Purpose of the Fair Labor Standards Act
In its reasoning, the court highlighted the primary purpose of the FLSA, which was to ensure that all employees received a minimum wage that was not undermined by previous contractual agreements. The court expressed concern that allowing the Railway to credit housing costs against the minimum wage would contradict the law's intent to provide a baseline wage standard for all workers. It underscored that the intention behind the FLSA was to protect employees and establish fair compensation practices, and permitting the Railway’s argument would enable employers to circumvent these protections. The court maintained that the FLSA was designed to promote economic fairness and that any interpretation allowing exemptions based on non-customary practices would defeat its purpose. Thus, it reaffirmed the necessity for the Railway to comply with the wage adjustments mandated by the FLSA.
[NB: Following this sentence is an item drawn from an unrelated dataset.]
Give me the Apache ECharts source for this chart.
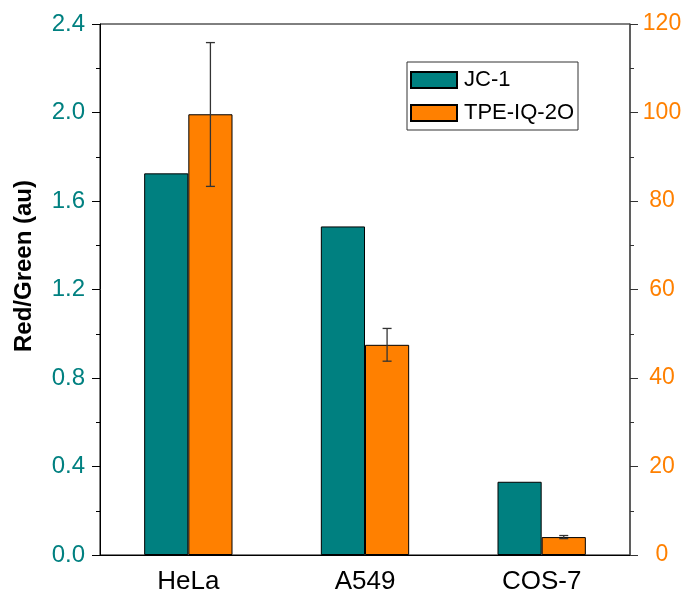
<!DOCTYPE html>
<html><head><meta charset="utf-8">
<script src="https://cdn.jsdelivr.net/npm/echarts@6/dist/echarts.min.js"></script>
<style>html,body{margin:0;padding:0;background:#fff}#c{width:685px;height:599px}</style>
</head><body><div id="c"></div>
<script>
const categories = ['HeLa', 'A549', 'COS-7'];
const jc1 = [1.725, 1.485, 0.331];
const tpe = [99.6, 47.5, 4.05];
const tpeErrLow = [83.3, 43.8, 3.7];
const tpeErrHigh = [115.8, 51.2, 4.4];
const leftTicks = {min: 0, max: 2.4, interval: 0.4};
const rightTicks = {min: 0, max: 120, interval: 20};

const teal = '#008080', orange = '#FF8000';
const font = 'Liberation Sans, Arial, sans-serif';
const chart = echarts.init(document.getElementById('c'));
chart.setOption({
  animation: false,
  grid: {left: 100, right: 55, top: 24, bottom: 44, show: true, borderColor: '#000', borderWidth: 1},
  legend: {
    data: ['JC-1', 'TPE-IQ-2O'], orient: 'vertical', left: 407, top: 62,
    icon: 'rect',
    padding: [7, 4, 6, 3], itemWidth: 46, itemHeight: 16, itemGap: 11,
    borderColor: '#333', borderWidth: 1,
    textStyle: {fontFamily: font, fontSize: 22, lineHeight: 16, color: '#000', padding: [0, 0, 0, 2]}
  },
  xAxis: {
    type: 'category', data: categories, boundaryGap: true,
    axisLine: {lineStyle: {color: '#000', width: 1}},
    axisTick: {alignWithLabel: true, length: 6, lineStyle: {color: '#000'}},
    axisLabel: {fontFamily: font, fontSize: 26, color: '#000', margin: 14}
  },
  yAxis: [{
    type: 'value', ...leftTicks,
    axisLine: {show: true, lineStyle: {color: '#000', width: 1}},
    axisTick: {show: true, length: 8, lineStyle: {color: '#000'}},
    minorTick: {show: true, splitNumber: 2, length: 4, lineStyle: {color: '#000'}},
    splitLine: {show: false},
    axisLabel: {fontFamily: font, fontSize: 24, color: teal, margin: 15, formatter: v => v.toFixed(1)}
  }, {
    type: 'value', ...rightTicks, position: 'right',
    axisLine: {show: true, lineStyle: {color: '#555', width: 1.5}},
    axisTick: {show: true, length: 8, lineStyle: {color: '#333'}},
    minorTick: {show: true, splitNumber: 2, length: 4, lineStyle: {color: '#333'}},
    splitLine: {show: false},
    axisLabel: {fontFamily: font, fontSize: 23, color: orange, margin: 32, align: 'center'}
  }],
  graphic: [{
    type: 'text', left: 12, top: 180, rotation: Math.PI / 2,
    style: {text: 'Red/Green (au)', fontFamily: font, fontSize: 24, fontWeight: 'bold', fill: '#000'}
  }],
  series: [{
    name: 'JC-1', type: 'bar', yAxisIndex: 0, data: jc1,
    barCategoryGap: '50%', barGap: '0%',
    itemStyle: {color: teal, borderColor: '#000', borderWidth: 1}
  }, {
    name: 'TPE-IQ-2O', type: 'bar', yAxisIndex: 1, data: tpe,
    barCategoryGap: '50%', barGap: '0%',
    itemStyle: {color: orange, borderColor: '#000', borderWidth: 1}
  }, {
    type: 'custom', yAxisIndex: 1, z: 10,
    data: categories.map((c, i) => [i, tpeErrLow[i], tpeErrHigh[i]]),
    renderItem: function (params, api) {
      const i = api.value(0);
      const w = api.size([1, 0])[0];
      const lo = api.coord([i, api.value(1)]);
      const hi = api.coord([i, api.value(2)]);
      const x = lo[0] + w * 0.125;
      const cap = 4.5;
      const st = {stroke: '#333', lineWidth: 1.3};
      return {type: 'group', children: [
        {type: 'line', shape: {x1: x, y1: lo[1], x2: x, y2: hi[1]}, style: st},
        {type: 'line', shape: {x1: x - cap, y1: lo[1], x2: x + cap, y2: lo[1]}, style: st},
        {type: 'line', shape: {x1: x - cap, y1: hi[1], x2: x + cap, y2: hi[1]}, style: st}
      ]};
    }
  }]
});
</script></body></html>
Judgment to Enforce the Award
Ultimately, the court concluded that the Railway was not entitled to offset the cash wage of section laborers by including the cost of housing as a component of their wages. It found that there was no established practice of treating the provided housing as part of the wage compensation under the collective bargaining agreement. As a result, the court ruled that the Railway must comply with the award issued by the National Railroad Adjustment Board, which ordered the Railway to adhere to the minimum wage requirements of the FLSA. The court emphasized that the Railway's refusal to comply with the Board's award was unjustified, as the Board had appropriately determined the wage rights of the employees in light of the FLSA's provisions. Consequently, the court entered judgment to enforce the award, confirming the obligation of the Railway to provide the minimum wage as stipulated by the FLSA.
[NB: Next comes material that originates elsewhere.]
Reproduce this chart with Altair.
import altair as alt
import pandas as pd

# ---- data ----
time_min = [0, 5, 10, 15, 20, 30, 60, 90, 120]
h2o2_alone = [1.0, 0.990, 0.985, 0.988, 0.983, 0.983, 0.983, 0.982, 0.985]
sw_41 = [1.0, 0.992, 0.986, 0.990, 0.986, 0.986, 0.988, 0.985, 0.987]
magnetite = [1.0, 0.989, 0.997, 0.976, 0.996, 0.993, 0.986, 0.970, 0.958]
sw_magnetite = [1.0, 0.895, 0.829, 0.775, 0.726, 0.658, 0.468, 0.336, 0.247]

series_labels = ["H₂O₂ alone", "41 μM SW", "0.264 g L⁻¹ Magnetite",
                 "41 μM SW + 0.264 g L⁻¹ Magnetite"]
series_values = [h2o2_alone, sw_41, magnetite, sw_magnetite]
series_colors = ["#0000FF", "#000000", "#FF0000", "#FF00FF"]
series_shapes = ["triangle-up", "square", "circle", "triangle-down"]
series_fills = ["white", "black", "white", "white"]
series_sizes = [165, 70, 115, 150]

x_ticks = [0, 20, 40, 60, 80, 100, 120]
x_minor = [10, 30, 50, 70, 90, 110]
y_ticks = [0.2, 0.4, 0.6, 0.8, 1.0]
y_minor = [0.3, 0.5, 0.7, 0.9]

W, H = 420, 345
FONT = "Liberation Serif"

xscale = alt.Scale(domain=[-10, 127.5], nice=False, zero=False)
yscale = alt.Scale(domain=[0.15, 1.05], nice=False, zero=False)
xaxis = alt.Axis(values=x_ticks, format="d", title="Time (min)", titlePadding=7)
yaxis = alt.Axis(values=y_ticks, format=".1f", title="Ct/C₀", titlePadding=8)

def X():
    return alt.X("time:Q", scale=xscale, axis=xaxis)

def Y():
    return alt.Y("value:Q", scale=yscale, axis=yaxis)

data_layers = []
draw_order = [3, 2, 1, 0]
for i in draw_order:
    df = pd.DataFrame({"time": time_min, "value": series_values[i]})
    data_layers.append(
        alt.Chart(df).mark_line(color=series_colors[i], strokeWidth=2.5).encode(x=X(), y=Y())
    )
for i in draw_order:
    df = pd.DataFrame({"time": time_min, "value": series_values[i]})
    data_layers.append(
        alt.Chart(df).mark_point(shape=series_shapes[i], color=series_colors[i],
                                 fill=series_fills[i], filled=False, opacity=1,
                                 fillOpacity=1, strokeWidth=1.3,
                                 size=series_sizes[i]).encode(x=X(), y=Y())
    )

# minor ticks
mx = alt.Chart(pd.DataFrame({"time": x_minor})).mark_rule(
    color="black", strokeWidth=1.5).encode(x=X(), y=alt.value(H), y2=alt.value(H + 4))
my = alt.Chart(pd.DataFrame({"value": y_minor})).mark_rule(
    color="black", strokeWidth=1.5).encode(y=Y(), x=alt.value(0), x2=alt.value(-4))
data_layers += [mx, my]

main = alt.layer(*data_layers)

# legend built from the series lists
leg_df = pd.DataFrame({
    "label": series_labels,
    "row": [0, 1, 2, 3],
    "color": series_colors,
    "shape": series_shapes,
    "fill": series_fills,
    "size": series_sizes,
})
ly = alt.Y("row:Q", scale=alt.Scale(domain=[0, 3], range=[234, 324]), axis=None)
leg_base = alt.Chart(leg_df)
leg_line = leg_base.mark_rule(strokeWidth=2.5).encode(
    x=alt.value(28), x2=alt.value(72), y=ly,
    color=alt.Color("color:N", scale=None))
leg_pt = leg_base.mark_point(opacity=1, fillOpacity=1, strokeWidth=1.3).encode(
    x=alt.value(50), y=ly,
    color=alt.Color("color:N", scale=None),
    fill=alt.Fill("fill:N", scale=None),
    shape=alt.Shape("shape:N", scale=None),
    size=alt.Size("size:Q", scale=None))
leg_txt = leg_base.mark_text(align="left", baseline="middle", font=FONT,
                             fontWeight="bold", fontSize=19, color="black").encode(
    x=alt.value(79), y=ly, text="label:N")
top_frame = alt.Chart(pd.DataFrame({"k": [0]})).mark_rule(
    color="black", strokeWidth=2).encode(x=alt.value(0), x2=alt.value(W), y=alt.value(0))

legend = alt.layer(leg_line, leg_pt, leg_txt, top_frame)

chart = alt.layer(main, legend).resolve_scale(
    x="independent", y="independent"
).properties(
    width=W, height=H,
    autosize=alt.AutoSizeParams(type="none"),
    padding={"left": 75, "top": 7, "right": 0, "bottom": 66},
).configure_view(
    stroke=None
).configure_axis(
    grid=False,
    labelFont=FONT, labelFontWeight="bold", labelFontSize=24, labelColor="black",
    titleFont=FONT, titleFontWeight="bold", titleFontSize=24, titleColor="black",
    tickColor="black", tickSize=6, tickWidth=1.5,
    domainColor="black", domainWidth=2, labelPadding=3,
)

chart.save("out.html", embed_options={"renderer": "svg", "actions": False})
Impact on Future Labor Relations
The court's decision in this case set a significant precedent for future labor relations and collective bargaining agreements within the railroad industry and beyond. By affirming that the FLSA could modify existing contracts, the court reinforced the notion that statutory protections for workers take precedence over prior agreements. This ruling underscored the importance of compliance with minimum wage laws and established that employers cannot rely on past practices that do not align with current legal standards. The decision also highlighted the need for collective bargaining representatives to remain vigilant in ensuring that their agreements reflect not only the interests of their members but also comply with applicable labor laws. As a result, the ruling encouraged a more equitable approach to employee compensation and reinforced the legal framework surrounding labor rights and protections under the FLSA.